余安明白了,“您是南楚王女,太子殿下是大梁太子,您如今又与夜二公子订下了婚约,所以,您与太子殿下,是太子殿下做您的靠山,而您帮助太子殿下?”
“对,帮太子殿下稳固储君之位。”苏容道:“公公觉得是不是很合适?很划算?”
“那是自然。”余安点头,面上重新焕发出光采,“七小姐,老奴不想死,也不想晚节不保,您、您真的能让老奴回到陛下的身边吗?”
苏容道:“只要公公戴罪立功,再能证明你与此案无关,也是受牵连。先脱了罪。之后,我会帮公公一把。另外,陛下短时间内,应该十分不适应离开公公后的生活,别人也没办法短时间内取你而代之,这样一来,公公重新回到陛下身边,也不是多难。”

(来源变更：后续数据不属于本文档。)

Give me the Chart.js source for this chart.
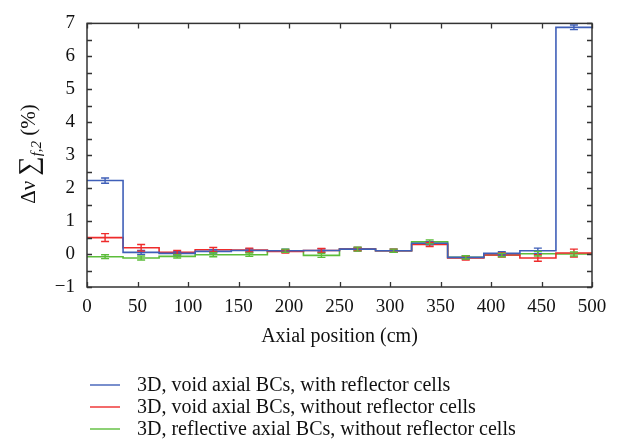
<!DOCTYPE html>
<html><head><meta charset="utf-8">
<script src="https://cdn.jsdelivr.net/npm/chart.js@4/dist/chart.umd.min.js"></script>
<style>html,body{margin:0;padding:0;background:#fff}#wrap{width:618px;height:444px;position:relative}</style>
</head><body><div id="wrap"><canvas id="c" width="618" height="444"></canvas></div>
<script>
const binEdges = [0, 35.7, 71.4, 107.1, 142.9, 178.6, 214.3, 250, 285.7, 321.4, 357.1, 392.9, 428.6, 464.3, 500];
const binCenters = [17.9, 53.6, 89.3, 125, 160.7, 196.4, 232.1, 267.9, 303.6, 339.3, 375, 410.7, 446.4, 482.1];
const seriesLabels = ["3D, void axial BCs, with reflector cells", "3D, void axial BCs, without reflector cells", "3D, reflective axial BCs, without reflector cells"];
const blueVals = [2.23, 0.05, 0.02, 0.08, 0.11, 0.10, 0.11, 0.15, 0.10, 0.33, -0.10, 0.02, 0.10, 6.88];
const redVals = [0.50, 0.19, 0.05, 0.13, 0.12, 0.08, 0.11, 0.15, 0.10, 0.29, -0.12, -0.03, -0.12, 0.03];
const greenVals = [-0.08, -0.12, -0.07, -0.02, -0.02, 0.10, -0.04, 0.15, 0.10, 0.37, -0.10, -0.03, 0.01, 0.00];
const blueErr = [0.08, 0.06, 0.05, 0.05, 0.05, 0.05, 0.05, 0.05, 0.05, 0.05, 0.05, 0.05, 0.08, 0.07];
const redErr = [0.12, 0.10, 0.06, 0.07, 0.06, 0.05, 0.06, 0.05, 0.05, 0.06, 0.06, 0.06, 0.10, 0.12];
const greenErr = [0.06, 0.06, 0.05, 0.06, 0.05, 0.05, 0.06, 0.06, 0.05, 0.06, 0.05, 0.05, 0.07, 0.06];
const xTicks = [0, 50, 100, 150, 200, 250, 300, 350, 400, 450, 500];
const yTicks = [-1, 0, 1, 2, 3, 4, 5, 6, 7];

const colors = ['#3f5fb8', '#ee2b2b', '#5cbd3a'];
const FONT = '"Liberation Serif", "DejaVu Serif", serif';

function stepData(vals){
  return binEdges.map((e,i)=>({x:e, y: vals[Math.min(i, vals.length-1)]}));
}
const allVals = [blueVals, redVals, greenVals];
const allErr = [blueErr, redErr, greenErr];

const frameTicks = {
  id:'frameTicks',
  afterDatasetsDraw(chart){
    const {ctx, chartArea:a, scales:{x,y}} = chart;
    ctx.save();
    // error bars
    allVals.forEach((vals,si)=>{
      ctx.strokeStyle = colors[si];
      ctx.lineWidth = 1.4;
      vals.forEach((v,i)=>{
        const px = x.getPixelForValue(binCenters[i]);
        const y1 = y.getPixelForValue(v - allErr[si][i]);
        const y2 = y.getPixelForValue(v + allErr[si][i]);
        ctx.beginPath();
        ctx.moveTo(px, y1); ctx.lineTo(px, y2);
        ctx.moveTo(px-4, y1); ctx.lineTo(px+4, y1);
        ctx.moveTo(px-4, y2); ctx.lineTo(px+4, y2);
        ctx.stroke();
      });
    });
    // frame
    ctx.strokeStyle = '#333';
    ctx.lineWidth = 1.5;
    ctx.strokeRect(a.left, a.top, a.right-a.left, a.bottom-a.top);
    ctx.lineWidth = 1.3;
    ctx.beginPath();
    x.ticks.forEach(t=>{
      const px = Math.round(x.getPixelForValue(t.value))+0.5;
      ctx.moveTo(px, a.bottom); ctx.lineTo(px, a.bottom-5);
      ctx.moveTo(px, a.top); ctx.lineTo(px, a.top+5);
    });
    y.ticks.forEach(t=>{
      const py = Math.round(y.getPixelForValue(t.value))+0.5;
      ctx.moveTo(a.left, py); ctx.lineTo(a.left+5, py);
      ctx.moveTo(a.right, py); ctx.lineTo(a.right-5, py);
    });
    ctx.stroke();
    // y title
    ctx.fillStyle = '#111';
    ctx.translate(27, 154);
    ctx.rotate(-Math.PI/2);
    ctx.textBaseline = 'alphabetic';
    const parts = [
      {t:'Δν ', f:'21px '+FONT, dy:0},
      {t:'∑', f:'27px '+FONT, dy:2},
      {t:'f,2', f:'italic 15px '+FONT, dy:6},
      {t:' (%)', f:'21px '+FONT, dy:0}
    ];
    let total = 0;
    parts.forEach(p=>{ctx.font=p.f; p.w = ctx.measureText(p.t).width; total += p.w;});
    let cx = -total/2;
    parts.forEach(p=>{ctx.font=p.f; ctx.fillText(p.t, cx, 8+p.dy); cx += p.w;});
    ctx.restore();
    // legend
    ctx.save();
    ctx.font = '20px '+FONT;
    ctx.textBaseline = 'middle';
    seriesLabels.forEach((lab,i)=>{
      const yy = 385 + i*22;
      ctx.strokeStyle = colors[i];
      ctx.lineWidth = 1.4;
      ctx.beginPath(); ctx.moveTo(90, yy); ctx.lineTo(120, yy); ctx.stroke();
      ctx.fillStyle = '#111';
      ctx.fillText(lab, 137, yy+1);
    });
    ctx.restore();
  }
};

new Chart(document.getElementById('c'), {
  type:'line',
  data:{
    datasets: allVals.map((vals,i)=>({
      label: seriesLabels[i],
      data: stepData(vals),
      stepped:'before',
      borderColor: colors[i],
      borderWidth: 1.6,
      pointRadius: 0,
      fill:false
    }))
  },
  options:{
    responsive:false,
    animation:false,
    layout:{padding:{top:10, right:26, left:0, bottom:0}},
    plugins:{legend:{display:false}, tooltip:{enabled:false}},
    scales:{
      x:{
        type:'linear', min:0, max:500,
        afterBuildTicks(s){ s.ticks = xTicks.map(v=>({value:v})); },
        afterFit(s){ s.height = 157; },
        grid:{display:false, drawTicks:false},
        border:{display:false},
        ticks:{padding:9, color:'#111', font:{family:FONT, size:19}, maxRotation:0, autoSkip:false},
        title:{display:true, text:'Axial position (cm)', color:'#111', font:{family:FONT, size:20}, padding:{top:6, bottom:95}}
      },
      y:{
        type:'linear', min:-1, max:7,
        afterBuildTicks(s){ const t=[]; yTicks.forEach((v,i)=>{t.push({value:v}); if(i<yTicks.length-1) t.push({value:v+0.5});}); s.ticks=t; },
        afterFit(s){ s.width = 87; },
        grid:{display:false, drawTicks:false},
        border:{display:false},
        ticks:{padding:12, color:'#111', font:{family:FONT, size:19}, autoSkip:false,
          callback:(v)=> Number.isInteger(v) ? (v<0 ? '\u2212'+Math.abs(v) : String(v)) : ''}
      }
    }
  },
  plugins:[frameTicks]
});
</script></body></html>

“七小姐说帮老奴一把?您为何要帮老奴?”余安从不相信没有利益的纯好人。
苏容道:“我帮公公一把,自然是我从公公的身上看到了可用的价值。也就是我方才说的,公公自小伺候陛下,在宫里混了这么多年,你手里怎么能没有点儿东西?无论是朝臣,还是后宫妃嫔,亦或者是奴才们,明里背里做过什么事儿。”

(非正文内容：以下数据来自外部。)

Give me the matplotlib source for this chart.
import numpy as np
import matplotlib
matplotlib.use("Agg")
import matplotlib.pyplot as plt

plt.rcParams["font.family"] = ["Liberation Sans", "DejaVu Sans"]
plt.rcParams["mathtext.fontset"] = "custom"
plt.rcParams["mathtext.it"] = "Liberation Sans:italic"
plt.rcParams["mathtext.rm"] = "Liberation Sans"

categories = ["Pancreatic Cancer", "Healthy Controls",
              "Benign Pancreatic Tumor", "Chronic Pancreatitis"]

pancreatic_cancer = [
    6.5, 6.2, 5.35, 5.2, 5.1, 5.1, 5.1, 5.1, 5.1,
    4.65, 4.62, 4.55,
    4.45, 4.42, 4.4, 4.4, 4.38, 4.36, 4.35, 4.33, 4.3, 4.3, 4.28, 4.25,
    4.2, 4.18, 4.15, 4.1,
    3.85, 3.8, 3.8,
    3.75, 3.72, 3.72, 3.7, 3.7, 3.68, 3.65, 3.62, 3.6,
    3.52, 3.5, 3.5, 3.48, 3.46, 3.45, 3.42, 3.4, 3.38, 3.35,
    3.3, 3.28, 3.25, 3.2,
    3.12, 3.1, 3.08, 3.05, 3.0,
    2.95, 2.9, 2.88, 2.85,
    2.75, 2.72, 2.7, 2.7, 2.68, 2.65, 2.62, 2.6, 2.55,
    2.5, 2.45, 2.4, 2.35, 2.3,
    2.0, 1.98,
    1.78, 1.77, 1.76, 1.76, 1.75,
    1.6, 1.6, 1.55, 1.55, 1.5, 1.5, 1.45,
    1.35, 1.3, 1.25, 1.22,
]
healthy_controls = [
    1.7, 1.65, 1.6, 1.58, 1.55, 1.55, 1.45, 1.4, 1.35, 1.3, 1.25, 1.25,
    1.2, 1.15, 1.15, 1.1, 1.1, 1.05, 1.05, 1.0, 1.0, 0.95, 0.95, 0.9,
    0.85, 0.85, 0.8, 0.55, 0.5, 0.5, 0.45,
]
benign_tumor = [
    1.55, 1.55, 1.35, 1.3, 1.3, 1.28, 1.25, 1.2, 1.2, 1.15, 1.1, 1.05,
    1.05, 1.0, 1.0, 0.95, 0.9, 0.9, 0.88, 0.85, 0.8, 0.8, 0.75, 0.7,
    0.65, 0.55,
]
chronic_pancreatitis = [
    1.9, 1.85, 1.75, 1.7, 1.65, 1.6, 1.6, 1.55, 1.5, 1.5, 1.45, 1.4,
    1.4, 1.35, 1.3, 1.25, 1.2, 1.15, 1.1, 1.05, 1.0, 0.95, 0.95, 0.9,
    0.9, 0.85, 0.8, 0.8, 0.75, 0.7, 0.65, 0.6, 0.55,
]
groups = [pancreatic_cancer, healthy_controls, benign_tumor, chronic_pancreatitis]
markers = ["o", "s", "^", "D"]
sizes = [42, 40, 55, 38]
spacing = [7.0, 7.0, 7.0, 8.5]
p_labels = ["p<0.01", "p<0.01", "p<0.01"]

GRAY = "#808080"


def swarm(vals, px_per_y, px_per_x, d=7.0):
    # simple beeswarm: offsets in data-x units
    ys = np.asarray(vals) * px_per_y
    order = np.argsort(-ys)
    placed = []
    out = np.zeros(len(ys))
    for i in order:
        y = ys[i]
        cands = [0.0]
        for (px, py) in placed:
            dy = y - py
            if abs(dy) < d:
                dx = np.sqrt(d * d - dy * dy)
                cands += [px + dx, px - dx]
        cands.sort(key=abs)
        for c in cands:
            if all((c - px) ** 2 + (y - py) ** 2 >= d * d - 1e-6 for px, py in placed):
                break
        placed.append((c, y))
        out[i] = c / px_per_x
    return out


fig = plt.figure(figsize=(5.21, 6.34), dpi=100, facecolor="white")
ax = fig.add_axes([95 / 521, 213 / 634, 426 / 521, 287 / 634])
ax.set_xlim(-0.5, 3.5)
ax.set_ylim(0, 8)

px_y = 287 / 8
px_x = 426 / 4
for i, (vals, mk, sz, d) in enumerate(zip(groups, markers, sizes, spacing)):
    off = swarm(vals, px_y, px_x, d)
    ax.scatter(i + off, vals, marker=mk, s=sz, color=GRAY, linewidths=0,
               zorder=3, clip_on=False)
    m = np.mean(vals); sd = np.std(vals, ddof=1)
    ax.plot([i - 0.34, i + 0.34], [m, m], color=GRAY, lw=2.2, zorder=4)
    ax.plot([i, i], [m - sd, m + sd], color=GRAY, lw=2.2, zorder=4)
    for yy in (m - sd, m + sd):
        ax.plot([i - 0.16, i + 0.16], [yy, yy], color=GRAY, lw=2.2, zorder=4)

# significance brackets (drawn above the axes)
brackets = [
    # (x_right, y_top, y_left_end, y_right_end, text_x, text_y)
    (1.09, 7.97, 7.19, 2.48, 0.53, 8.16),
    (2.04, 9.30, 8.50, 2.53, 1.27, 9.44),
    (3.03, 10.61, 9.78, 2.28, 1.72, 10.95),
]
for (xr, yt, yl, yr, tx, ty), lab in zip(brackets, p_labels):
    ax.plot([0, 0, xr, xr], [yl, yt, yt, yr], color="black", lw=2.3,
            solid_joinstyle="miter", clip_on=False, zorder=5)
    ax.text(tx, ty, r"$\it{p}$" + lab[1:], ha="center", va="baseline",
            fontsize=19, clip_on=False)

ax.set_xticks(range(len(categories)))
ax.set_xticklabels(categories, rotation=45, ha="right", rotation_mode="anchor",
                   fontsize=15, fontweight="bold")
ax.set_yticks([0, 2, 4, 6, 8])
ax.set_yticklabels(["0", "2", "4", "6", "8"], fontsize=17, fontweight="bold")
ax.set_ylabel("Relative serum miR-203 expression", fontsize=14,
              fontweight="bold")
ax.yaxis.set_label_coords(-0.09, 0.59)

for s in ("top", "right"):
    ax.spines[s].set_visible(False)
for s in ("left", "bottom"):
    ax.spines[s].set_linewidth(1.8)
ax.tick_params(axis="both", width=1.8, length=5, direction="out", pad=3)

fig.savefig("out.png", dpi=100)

苏容直言,“公公明白的吧?哪怕不是事关此案的证据,也是有用的,也就是他们这些人的把柄,公公一个人留着,到了这等最危难的地步,多少人恨不得你死,对你来说,其实是没多大用的,不如交给我,我能让其发挥最大的作用。当然,公公与我为善,也等于投靠了太子殿下。太子殿下仁善之心天下皆知,断然不会亏待自己人的。”

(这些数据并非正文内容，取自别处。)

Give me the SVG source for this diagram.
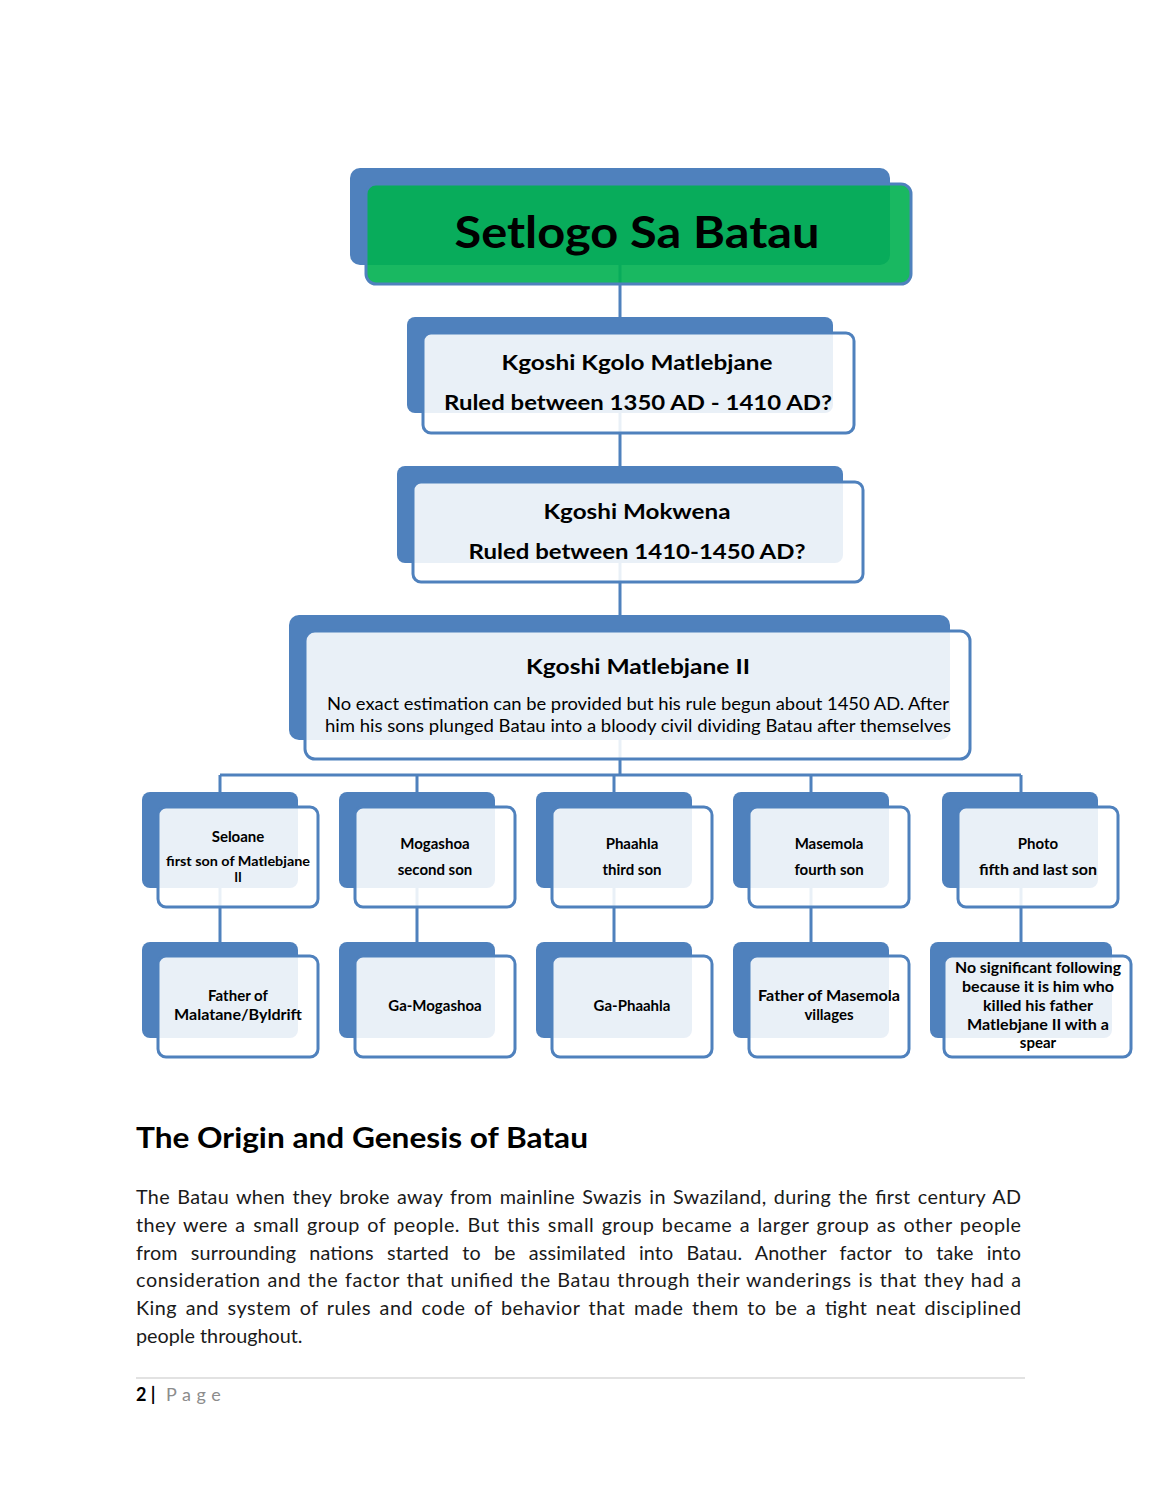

人在高处忽地跌倒,跌到低谷,性命堪忧时,最希望的是重回高处。
苏容拿捏的就是余安的这个心理,否则她直接审人就完事儿了,也不至于跟他废这么多的话。余安这个人,活了这么多年,别人收买讨好他,都是锦上添花,如今她做这个雪中送炭的人。
在苏容看来,他这个皇帝身边的总管大太监,用处可太大了,活着比戴罪死了,对太子的作用要大得多。
果然,余安低声道:“老奴在京外百里处,买了一处宅子,那处宅子的水井里,用砖砌着一个小机关,里面存放着老奴这些年的全部身家。”
他的身家,自然不是金银,而是苏容所要的所谓的把柄。
苏容十分满意,“公公大善。”
余安心想,他不善,善的人是坐在他面前的这位苏七小姐,南楚王女,明明是一个小姑娘,可真是厉害啊,他想破脚指头,都不会想到,她竟然兜兜转转,来查这件案子,手里还拿了陛下的“如朕亲临”的令牌。
陛下是怎么想的?
他如今也糊涂了。
苏容看着余安,“公公还有什么话要交待吗?”
“老奴这几日,每日都在想,到底是什么人,指使那小娘皮这么害老奴,老奴把这件案子琢磨了又琢磨,把关联的人研究了又研究,老奴也没能找出什么人最有嫌疑。”余安道:“但是有几件事情,是不太对劲的,老奴还是能感觉得出来,所以,就这几件不对劲的事情,老奴可以跟七小姐说说。”
苏容等的就是这个,点头,“好,你说。”
余安一连说了几件事情,涉及到了宫里的宫妃、太监、宫女,其中有一件事情,是事关珍贵妃的。
余安道:“您身上穿的这件白狐裘,贵妃娘娘曾经找太子讨要过,据老奴所知,贵妃娘娘其实并不喜欢白狐裘,因为贵妃娘娘喜欢穿颜色鲜艳的衣裳,这白狐裘虽然好看,并不鲜艳,穿在身上,也不会显得鲜妍丽色,她之所以向太子殿下讨要,目的也不见得是非要太子殿下拿出来给她,因为她也知道,太子殿下是不可能给她的,毕竟太子殿下要给,也是给皇后娘娘不是吗?若是他给了贵妃娘娘,皇后娘娘不得整日里看见她穿着从自己儿子手里讨要的东西就气闷?”
苏容讶异又听到了另外一个版本的白狐裘,点点头,“有道理。”
她那日见珍贵妃,穿着桃红色的衣裳,极其的鲜妍丽色。贵妃娘娘甚爱桃红色,朝野皆知。